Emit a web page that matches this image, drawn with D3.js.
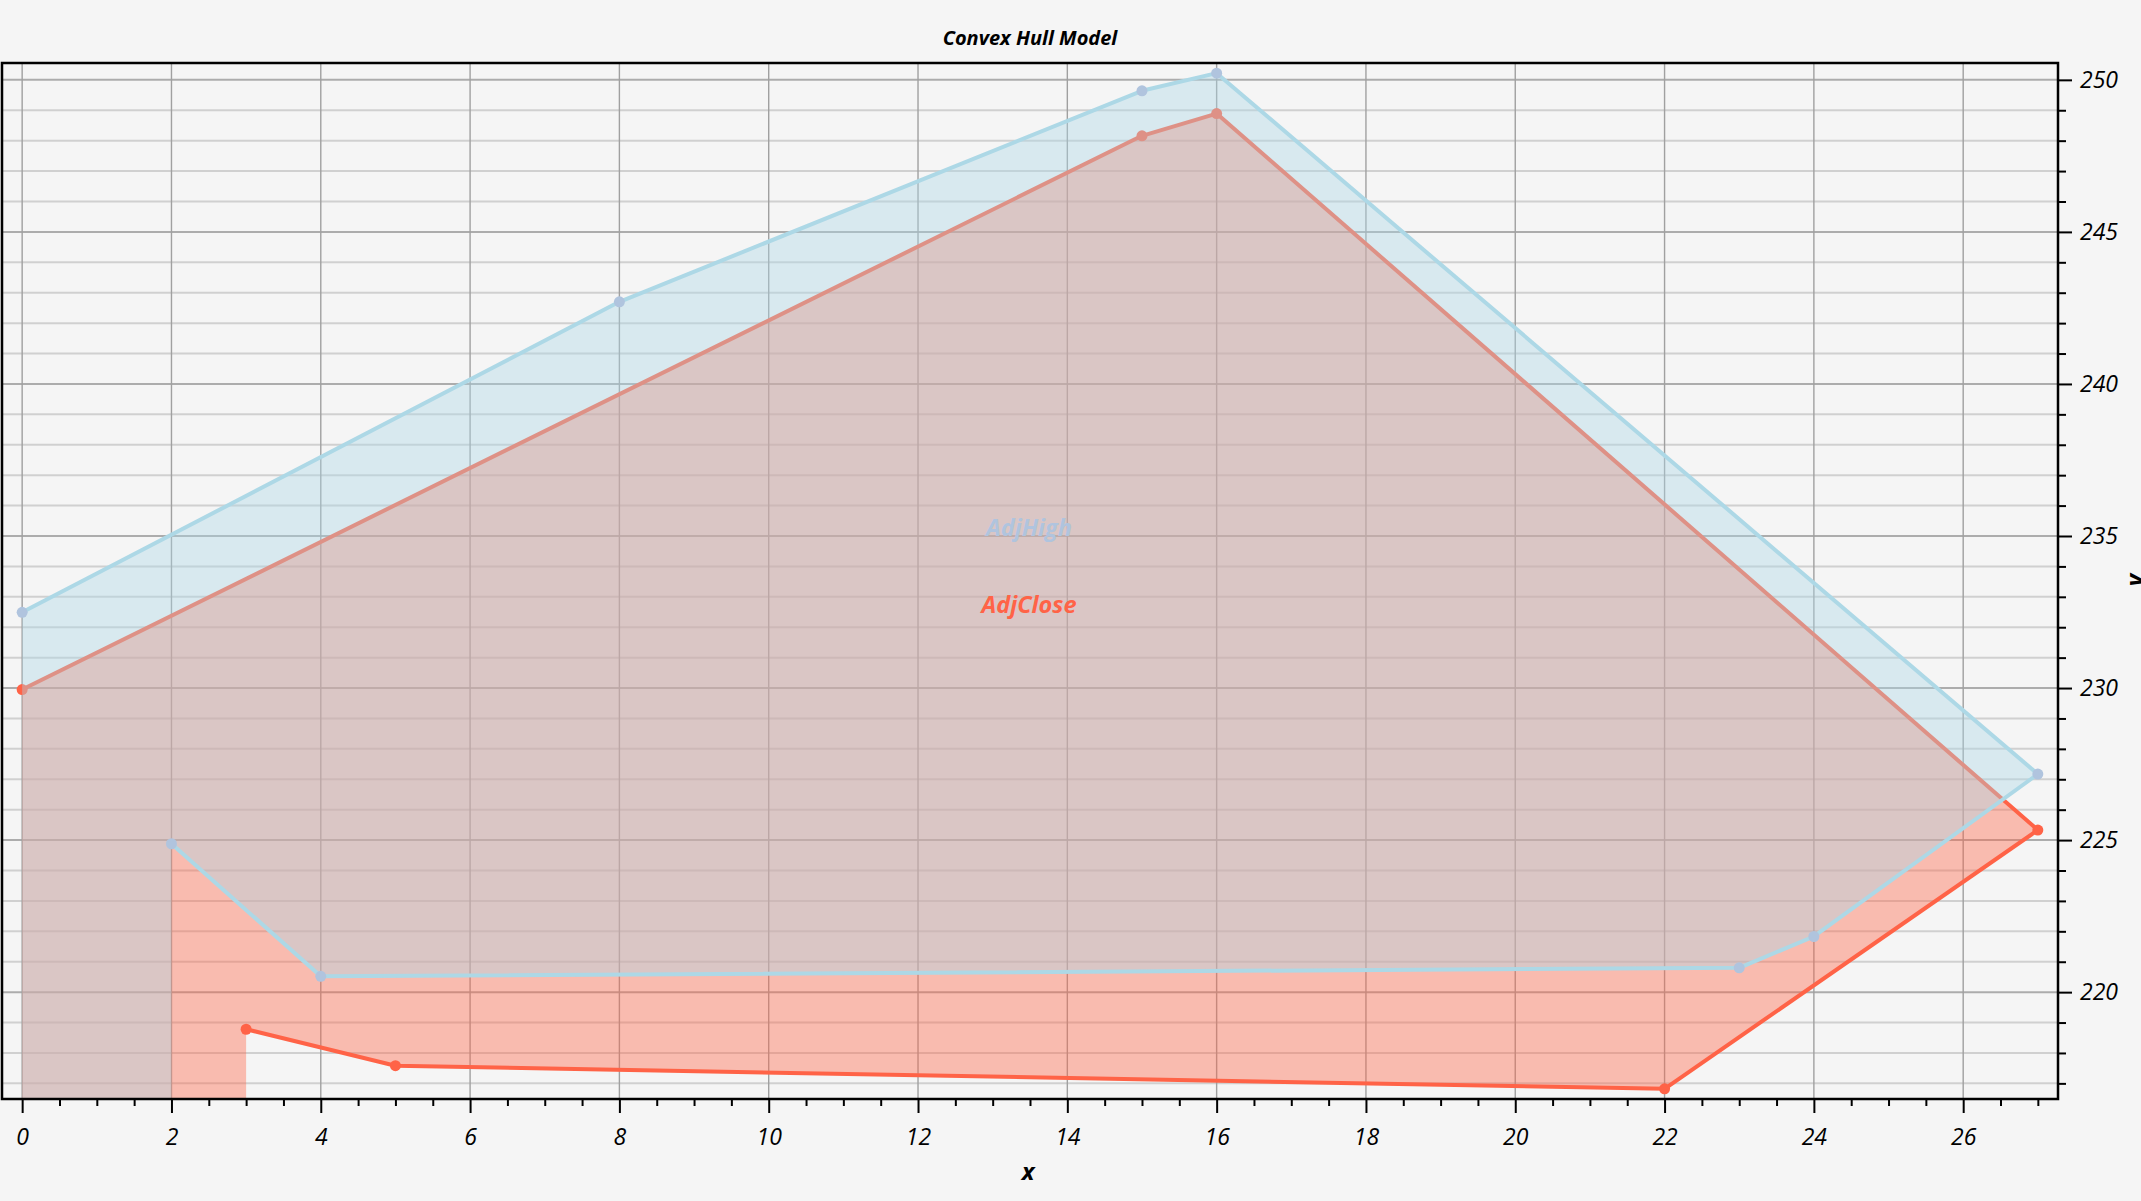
<!DOCTYPE html>
<html>
<head>
<meta charset="utf-8">
<script src="https://cdn.jsdelivr.net/npm/d3@7"></script>
<style>
  html, body { margin: 0; padding: 0; background: #f5f5f5; overflow: hidden; }
  svg { display: block; }
  text { font-family: "Open Sans", "Noto Sans", sans-serif; }
</style>
</head>
<body>
<svg id="chart" width="2141" height="1201"></svg>
<script>
// ---- data (hull vertices, in plotting order) ----
const highX = [0, 8, 15, 16, 27, 24, 23, 4, 2];
const highY = [232.49, 242.70, 249.64, 250.22, 227.17, 221.83, 220.80, 220.52, 224.88];
const closeX = [0, 15, 16, 27, 22, 5, 3];
const closeY = [229.95, 248.16, 248.89, 225.33, 216.82, 217.58, 218.78];
const seriesNames = ["AdjHigh", "AdjClose"];
const xTicks = [0, 2, 4, 6, 8, 10, 12, 14, 16, 18, 20, 22, 24, 26];
const yTicks = [220, 225, 230, 235, 240, 245, 250];
const titleText = "Convex Hull Model";

const W = 2141, H = 1201;
const plot = { left: 2, right: 2058, top: 63, bottom: 1099 };

const svg = d3.select("#chart");
svg.append("rect").attr("width", W).attr("height", H).attr("fill", "#f5f5f5");

const allX = highX.concat(closeX), allY = highY.concat(closeY);
const xMin = d3.min(allX), xMax = d3.max(allX);
const yMin = d3.min(allY), yMax = d3.max(allY);
const xm = (xMax - xMin) * 0.01, ym = (yMax - yMin) * 0.01;
const x = d3.scaleLinear().domain([xMin - xm, xMax + xm]).range([plot.left, plot.right]);
const y = d3.scaleLinear().domain([yMin - ym, yMax + ym]).range([plot.bottom, plot.top]);

// clip
svg.append("defs").append("clipPath").attr("id", "clip")
  .append("rect").attr("x", plot.left).attr("y", plot.top)
  .attr("width", plot.right - plot.left).attr("height", plot.bottom - plot.top);

// ---- grid ----
const grid = svg.append("g").attr("clip-path", "url(#clip)");
const yMinor = d3.range(Math.ceil(y.domain()[0]), Math.floor(y.domain()[1]) + 1).filter(v => v % 5 !== 0);
grid.selectAll(".gyminor").data(yMinor).enter().append("line")
  .attr("x1", plot.left).attr("x2", plot.right)
  .attr("y1", d => y(d)).attr("y2", d => y(d))
  .attr("stroke", "#d0d0d0").attr("stroke-width", 2);
grid.selectAll(".gymajor").data(yTicks).enter().append("line")
  .attr("x1", plot.left).attr("x2", plot.right)
  .attr("y1", d => y(d)).attr("y2", d => y(d))
  .attr("stroke", "#acacac").attr("stroke-width", 2);
grid.selectAll(".gx").data(xTicks).enter().append("line")
  .attr("y1", plot.top).attr("y2", plot.bottom)
  .attr("x1", d => x(d)).attr("x2", d => x(d))
  .attr("stroke", "#a0a0a0").attr("stroke-width", 1.4);

// ---- series ----
const base = y.domain()[0];
function drawSeries(xs, ys, lineColor, markerColor, fillColor) {
  const pts = xs.map((d, i) => [d, ys[i]]);
  const g = svg.append("g").attr("clip-path", "url(#clip)");
  const area = d3.area().x(d => x(d[0])).y0(y(base)).y1(d => y(d[1]));
  g.append("path").attr("d", area(pts))
    .attr("fill", fillColor).attr("fill-opacity", 0.4).attr("fill-rule", "evenodd");
  const line = d3.line().x(d => x(d[0])).y(d => y(d[1]));
  g.append("path").attr("d", line(pts)).attr("fill", "none")
    .attr("stroke", lineColor).attr("stroke-width", 4).attr("stroke-linejoin", "round");
  g.selectAll("circle").data(pts).enter().append("circle")
    .attr("cx", d => x(d[0])).attr("cy", d => y(d[1])).attr("r", 5.5)
    .attr("fill", markerColor);
}
drawSeries(closeX, closeY, "#ff6347", "#ff6347", "#ff6347");
drawSeries(highX, highY, "#add8e6", "#b0c4de", "#add8e6");

// ---- spines ----
svg.append("rect").attr("x", plot.left).attr("y", plot.top)
  .attr("width", plot.right - plot.left).attr("height", plot.bottom - plot.top)
  .attr("fill", "none").attr("stroke", "#000").attr("stroke-width", 2.5);

// ---- x axis ----
const xAxis = d3.axisBottom(x).tickValues(xTicks).tickSize(14).tickPadding(16).tickFormat(d3.format("d"));
const gx = svg.append("g").attr("transform", `translate(0,${plot.bottom})`).call(xAxis);
gx.select(".domain").remove();
gx.selectAll(".tick line").attr("stroke", "#000").attr("stroke-width", 2);
gx.selectAll(".tick text").attr("font-size", 23).attr("font-style", "italic").attr("fill", "#000")
  .attr("font-family", "'Open Sans', sans-serif");
const xMinorVals = d3.range(0, xMax + 0.3, 0.5).filter(v => v % 2 !== 0);
const gxm = svg.append("g").attr("transform", `translate(0,${plot.bottom})`)
  .call(d3.axisBottom(x).tickValues(xMinorVals).tickSize(7).tickFormat(""));
gxm.select(".domain").remove();
gxm.selectAll(".tick line").attr("stroke", "#000").attr("stroke-width", 2);

// ---- y axis (right) ----
const yAxis = d3.axisRight(y).tickValues(yTicks).tickSize(14).tickPadding(8).tickFormat(d3.format("d"));
const gy = svg.append("g").attr("transform", `translate(${plot.right},0)`).call(yAxis);
gy.select(".domain").remove();
gy.selectAll(".tick line").attr("stroke", "#000").attr("stroke-width", 2);
gy.selectAll(".tick text").attr("font-size", 23).attr("font-style", "italic").attr("fill", "#000")
  .attr("font-family", "'Open Sans', sans-serif");
const gym = svg.append("g").attr("transform", `translate(${plot.right},0)`)
  .call(d3.axisRight(y).tickValues(yMinor).tickSize(8).tickFormat(""));
gym.select(".domain").remove();
gym.selectAll(".tick line").attr("stroke", "#000").attr("stroke-width", 2);

// ---- labels ----
svg.append("text").attr("x", 1030).attr("y", 45).attr("text-anchor", "middle")
  .attr("font-size", 20).attr("font-weight", "bold").attr("font-style", "italic")
  .attr("fill", "#000").text(titleText);
svg.append("text").attr("x", 1028).attr("y", 1180).attr("text-anchor", "middle")
  .attr("font-size", 24).attr("font-weight", "bold").attr("font-style", "italic")
  .attr("fill", "#000").text("x");
svg.append("text").attr("transform", "translate(2143,580) rotate(-90)").attr("text-anchor", "middle")
  .attr("font-size", 24).attr("font-weight", "bold").attr("font-style", "italic")
  .attr("fill", "#000").text("y");

// ---- legend (centered labels) ----
const legendColors = ["#b0c4de", "#ff6347"];
svg.selectAll(".leg").data(seriesNames).enter().append("text")
  .attr("x", 1029).attr("y", (d, i) => 536 + i * 77)
  .attr("text-anchor", "middle").attr("font-size", 23.5)
  .attr("font-weight", "bold").attr("font-style", "italic")
  .attr("fill", (d, i) => legendColors[i]).text(d => d);
</script>
</body>
</html>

» **What you need to do**: Extract every line of the data exactly; pictures stay out.

» **Exercise answer**:
Emit a web page that matches this image, drawn with D3.js.
<!DOCTYPE html>
<html>
<head>
<meta charset="utf-8">
<script src="https://cdn.jsdelivr.net/npm/d3@7"></script>
<style>
  html, body { margin: 0; padding: 0; background: #f5f5f5; overflow: hidden; }
  svg { display: block; }
  text { font-family: "Open Sans", "Noto Sans", sans-serif; }
</style>
</head>
<body>
<svg id="chart" width="2141" height="1201"></svg>
<script>
// ---- data (hull vertices, in plotting order) ----
const highX = [0, 8, 15, 16, 27, 24, 23, 4, 2];
const highY = [232.49, 242.70, 249.64, 250.22, 227.17, 221.83, 220.80, 220.52, 224.88];
const closeX = [0, 15, 16, 27, 22, 5, 3];
const closeY = [229.95, 248.16, 248.89, 225.33, 216.82, 217.58, 218.78];
const seriesNames = ["AdjHigh", "AdjClose"];
const xTicks = [0, 2, 4, 6, 8, 10, 12, 14, 16, 18, 20, 22, 24, 26];
const yTicks = [220, 225, 230, 235, 240, 245, 250];
const titleText = "Convex Hull Model";

const W = 2141, H = 1201;
const plot = { left: 2, right: 2058, top: 63, bottom: 1099 };

const svg = d3.select("#chart");
svg.append("rect").attr("width", W).attr("height", H).attr("fill", "#f5f5f5");

const allX = highX.concat(closeX), allY = highY.concat(closeY);
const xMin = d3.min(allX), xMax = d3.max(allX);
const yMin = d3.min(allY), yMax = d3.max(allY);
const xm = (xMax - xMin) * 0.01, ym = (yMax - yMin) * 0.01;
const x = d3.scaleLinear().domain([xMin - xm, xMax + xm]).range([plot.left, plot.right]);
const y = d3.scaleLinear().domain([yMin - ym, yMax + ym]).range([plot.bottom, plot.top]);

// clip
svg.append("defs").append("clipPath").attr("id", "clip")
  .append("rect").attr("x", plot.left).attr("y", plot.top)
  .attr("width", plot.right - plot.left).attr("height", plot.bottom - plot.top);

// ---- grid ----
const grid = svg.append("g").attr("clip-path", "url(#clip)");
const yMinor = d3.range(Math.ceil(y.domain()[0]), Math.floor(y.domain()[1]) + 1).filter(v => v % 5 !== 0);
grid.selectAll(".gyminor").data(yMinor).enter().append("line")
  .attr("x1", plot.left).attr("x2", plot.right)
  .attr("y1", d => y(d)).attr("y2", d => y(d))
  .attr("stroke", "#d0d0d0").attr("stroke-width", 2);
grid.selectAll(".gymajor").data(yTicks).enter().append("line")
  .attr("x1", plot.left).attr("x2", plot.right)
  .attr("y1", d => y(d)).attr("y2", d => y(d))
  .attr("stroke", "#acacac").attr("stroke-width", 2);
grid.selectAll(".gx").data(xTicks).enter().append("line")
  .attr("y1", plot.top).attr("y2", plot.bottom)
  .attr("x1", d => x(d)).attr("x2", d => x(d))
  .attr("stroke", "#a0a0a0").attr("stroke-width", 1.4);

// ---- series ----
const base = y.domain()[0];
function drawSeries(xs, ys, lineColor, markerColor, fillColor) {
  const pts = xs.map((d, i) => [d, ys[i]]);
  const g = svg.append("g").attr("clip-path", "url(#clip)");
  const area = d3.area().x(d => x(d[0])).y0(y(base)).y1(d => y(d[1]));
  g.append("path").attr("d", area(pts))
    .attr("fill", fillColor).attr("fill-opacity", 0.4).attr("fill-rule", "evenodd");
  const line = d3.line().x(d => x(d[0])).y(d => y(d[1]));
  g.append("path").attr("d", line(pts)).attr("fill", "none")
    .attr("stroke", lineColor).attr("stroke-width", 4).attr("stroke-linejoin", "round");
  g.selectAll("circle").data(pts).enter().append("circle")
    .attr("cx", d => x(d[0])).attr("cy", d => y(d[1])).attr("r", 5.5)
    .attr("fill", markerColor);
}
drawSeries(closeX, closeY, "#ff6347", "#ff6347", "#ff6347");
drawSeries(highX, highY, "#add8e6", "#b0c4de", "#add8e6");

// ---- spines ----
svg.append("rect").attr("x", plot.left).attr("y", plot.top)
  .attr("width", plot.right - plot.left).attr("height", plot.bottom - plot.top)
  .attr("fill", "none").attr("stroke", "#000").attr("stroke-width", 2.5);

// ---- x axis ----
const xAxis = d3.axisBottom(x).tickValues(xTicks).tickSize(14).tickPadding(16).tickFormat(d3.format("d"));
const gx = svg.append("g").attr("transform", `translate(0,${plot.bottom})`).call(xAxis);
gx.select(".domain").remove();
gx.selectAll(".tick line").attr("stroke", "#000").attr("stroke-width", 2);
gx.selectAll(".tick text").attr("font-size", 23).attr("font-style", "italic").attr("fill", "#000")
  .attr("font-family", "'Open Sans', sans-serif");
const xMinorVals = d3.range(0, xMax + 0.3, 0.5).filter(v => v % 2 !== 0);
const gxm = svg.append("g").attr("transform", `translate(0,${plot.bottom})`)
  .call(d3.axisBottom(x).tickValues(xMinorVals).tickSize(7).tickFormat(""));
gxm.select(".domain").remove();
gxm.selectAll(".tick line").attr("stroke", "#000").attr("stroke-width", 2);

// ---- y axis (right) ----
const yAxis = d3.axisRight(y).tickValues(yTicks).tickSize(14).tickPadding(8).tickFormat(d3.format("d"));
const gy = svg.append("g").attr("transform", `translate(${plot.right},0)`).call(yAxis);
gy.select(".domain").remove();
gy.selectAll(".tick line").attr("stroke", "#000").attr("stroke-width", 2);
gy.selectAll(".tick text").attr("font-size", 23).attr("font-style", "italic").attr("fill", "#000")
  .attr("font-family", "'Open Sans', sans-serif");
const gym = svg.append("g").attr("transform", `translate(${plot.right},0)`)
  .call(d3.axisRight(y).tickValues(yMinor).tickSize(8).tickFormat(""));
gym.select(".domain").remove();
gym.selectAll(".tick line").attr("stroke", "#000").attr("stroke-width", 2);

// ---- labels ----
svg.append("text").attr("x", 1030).attr("y", 45).attr("text-anchor", "middle")
  .attr("font-size", 20).attr("font-weight", "bold").attr("font-style", "italic")
  .attr("fill", "#000").text(titleText);
svg.append("text").attr("x", 1028).attr("y", 1180).attr("text-anchor", "middle")
  .attr("font-size", 24).attr("font-weight", "bold").attr("font-style", "italic")
  .attr("fill", "#000").text("x");
svg.append("text").attr("transform", "translate(2143,580) rotate(-90)").attr("text-anchor", "middle")
  .attr("font-size", 24).attr("font-weight", "bold").attr("font-style", "italic")
  .attr("fill", "#000").text("y");

// ---- legend (centered labels) ----
const legendColors = ["#b0c4de", "#ff6347"];
svg.selectAll(".leg").data(seriesNames).enter().append("text")
  .attr("x", 1029).attr("y", (d, i) => 536 + i * 77)
  .attr("text-anchor", "middle").attr("font-size", 23.5)
  .attr("font-weight", "bold").attr("font-style", "italic")
  .attr("fill", (d, i) => legendColors[i]).text(d => d);
</script>
</body>
</html>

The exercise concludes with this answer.